Opinion
File No. 99438
The family car doctrine does not apply where the owner of the car, a person, was unrelated to the operator, who was the son of an alleged agent of the owner.
Memorandum filed April 19, 1963
Memorandum on demurrer to second count of complaint. Demurrer sustained.
Leonard L. Levy, of New Haven, for the plaintiff.
Friedman Friedman, of Bridgeport, for defendant Barnum Auto Sales, Inc.
Cotter Cotter, of Bridgeport, for defendants Gregory and Gardner Frietas.
Plaintiff, after alleging ownership of the car which caused the death of his decedent to be in one Toraya, seeks in his second count to invoke the benefits of § 52-182, raising the family car presumption, on the strength of a father and son relationship between the driver of the car, one Gregory Frietas, and his father, Gardner Frietas, an employee of the car's owner. He alleges simply that the father was allowed to use Toraya's car as his employee and agent and that his son "was driving said family vehicle ... within the scope of the family car doctrine."
Section 52-182 requires a relationship of the operator to the owner which has not been alleged, and the so-called family car doctrine does not apply unless this relationship exists.
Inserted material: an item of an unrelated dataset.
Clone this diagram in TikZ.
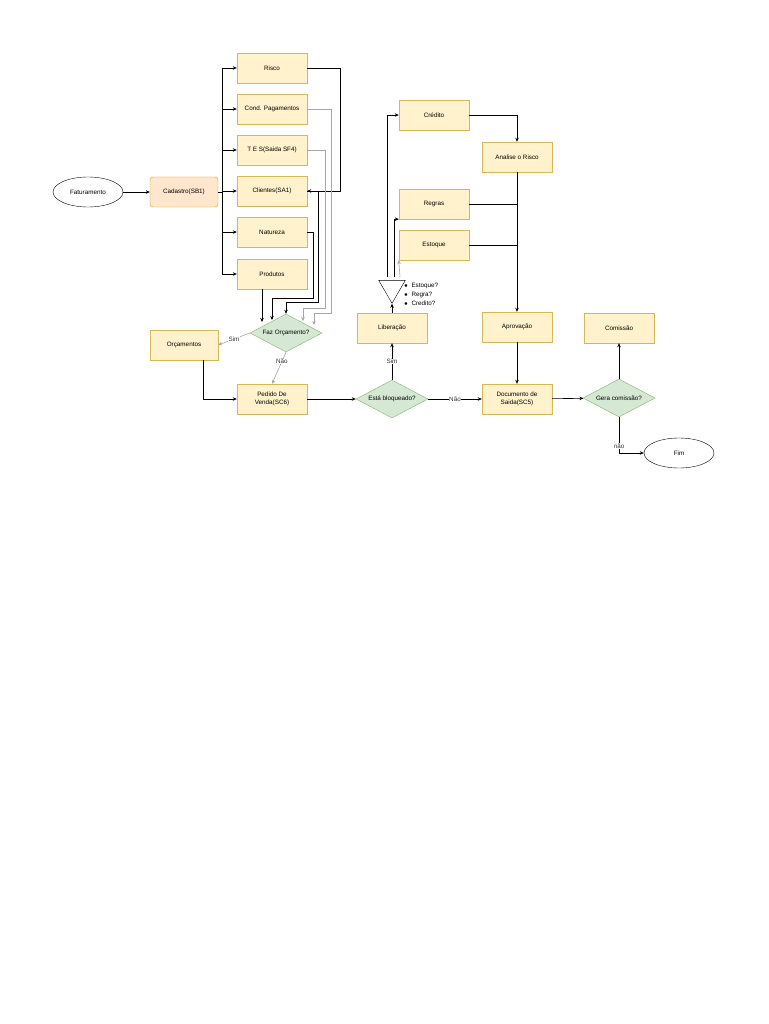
\documentclass[tikz,border=0pt]{standalone}
\usepackage{fontspec}
\setmainfont{Liberation Sans}
\usetikzlibrary{shapes.geometric,arrows.meta}
\definecolor{yf}{HTML}{FFF2CC}\definecolor{yd}{HTML}{D6B656}
\definecolor{gf}{HTML}{D5E8D4}\definecolor{gd}{HTML}{82B366}
\definecolor{of}{HTML}{FFE6CC}\definecolor{od}{HTML}{D79B00}
\begin{document}
\begin{tikzpicture}[x=1pt,y=-1pt,font=\fontsize{6.3}{7.5}\selectfont,
 box/.style={draw=yd,fill=yf,minimum width=70pt,minimum height=30pt,align=center,inner sep=1pt},
 dia/.style={diamond,aspect=1.9,draw=gd,fill=gf,minimum width=72pt,minimum height=38pt,inner sep=0pt},
 ell/.style={ellipse,draw,minimum width=70pt,minimum height=30pt},
 ar/.style={-{Stealth[length=4pt,width=3.5pt]},line width=0.6pt},
 gar/.style={ar,draw=gray!70},
 lab/.style={fill=white,inner sep=0.5pt,text=black!80}]
\useasboundingbox (0,0) rectangle (768,1024);
\node[ell] (fat) at (88,192) {Faturamento};
\node[box,draw=od,fill=of,rounded corners=3pt,minimum width=68pt] (cad) at (184,192) {Cadastro(SB1)};
\node[box] (risco) at (272,68) {Risco};
\node[box] (cond) at (272,109) {Cond. Pagamentos};
\node[box] (tes) at (272,150) {T E S(Saida SF4)};
\node[box] (cli) at (272,191) {Clientes(SA1)};
\node[box] (nat) at (272,232) {Natureza};
\node[box] (prod) at (272,274) {Produtos};
\node[dia] (faz) at (286,333) {Faz Orçamento?};
\node[box,minimum width=68pt] (orc) at (184,345) {Orçamentos};
\node[box] (ped) at (272,399) {Pedido De\\Venda(SC6)};
\node[dia] (esta) at (392,399) {Está bloqueado?};
\node[box] (lib) at (392,328) {Liberação};
\node[isosceles triangle,shape border rotate=-90,draw,fill=white,isosceles triangle apex angle=60,minimum height=23pt,inner sep=0pt] (tri) at (392,288) {};
\node[box] (cred) at (434,115) {Crédito};
\node[box] (reg) at (434,204) {Regras};
\node[box] (est) at (434,245) {Estoque};
\node[box] (ana) at (517,157) {Analise o Risco};
\node[box] (apr) at (517,327) {Aprovação};
\node[box] (doc) at (517,399) {Documento de\\Saida(SC5)};
\node[dia] (gera) at (619,398) {Gera comissão?};
\node[box] (com) at (619,328) {Comissão};
\node[ell] (fim) at (679,453) {Fim};
\node[anchor=north west,align=left,inner sep=0pt,font=\fontsize{6.3}{9}\selectfont] (lst) at (404,283) {$\bullet$\ \ Estoque?\\$\bullet$\ \ Regra?\\$\bullet$\ \ Credito?};
\coordinate (c1) at (222,192);
\draw[ar] (fat) -- (cad);
\foreach \t in {risco,cond,tes,cli,nat,prod} \draw[ar] (cad.east) -- (c1) |- (\t.west);
\draw[ar] (risco.east) -- ++(33,0) |- (cli.east);
\draw[gar] (cond.east) -- ++(24,0) -- ++(0,204) -| (314,325);
\draw[gar] (tes.east) -- ++(18,0) -- ++(0,158) -| (303,321);
\draw[ar] (cli.east) -- ++(11,0) -- ++(0,111) -| (faz.north);
\draw[ar] (nat.east) -- ++(6,0) -- ++(0,66) -| (272,320);
\draw[ar] (prod.south -| 262,0) -- (262,322);
\draw[gar] (faz.west) -- node[lab]{Sim} (orc.east);
\draw[gar] (faz.south) -- node[lab,pos=0.3]{Não} (ped.north);
\draw[ar] (orc.south -| 203,0) |- (ped.west);
\draw[ar] (ped) -- (esta);
\draw[ar] (esta) -- node[lab]{Não} (doc);
\draw[ar] (esta.north) -- node[lab]{Sim} (lib.south);
\draw[ar] (lib.north) -- (tri.apex);
\draw[ar] (387,277) |- (cred.west);
\draw[ar] (394,277) |- (reg.south west);
\draw[gar] (400,277) -- (est.south west);
\draw[ar] (cred.east) -| (ana.north);
\draw[ar] (ana.south) -- (apr.north);
\draw[line width=0.6pt] (reg.east) -- (517,204) (est.east) -- (517,245);
\draw[ar] (apr) -- (doc);
\draw[ar] (doc) -- (gera);
\draw[ar] (gera) -- (com);
\draw[ar] (gera.south) |- node[lab,pos=0.4]{não} (fim.west);
\end{tikzpicture}
\end{document}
See Costanzo v. Sturgill, 145 Conn. 92; Knapp v. Chamberlain, 5 Conn. Sup. 97.
Plaintiff relies upon Durso v. A. D. Cozzolino, Inc., 128 Conn. 24, where our Supreme Court held that if a car is maintained for the general use of the family, there is no valid distinction between a situation where it is owned and maintained by a member of the family and one where it is owned and maintained by a family corporation for the use of the family of its managing head and principal stockholder. That presents an entirely different situation from that of the instant case, where it is alleged only that the defendant, Gardner Frietas, as agent, servant and employee of the defendant Toraya, doing business as Barnum Auto Sales, "was furnished with a vehicle."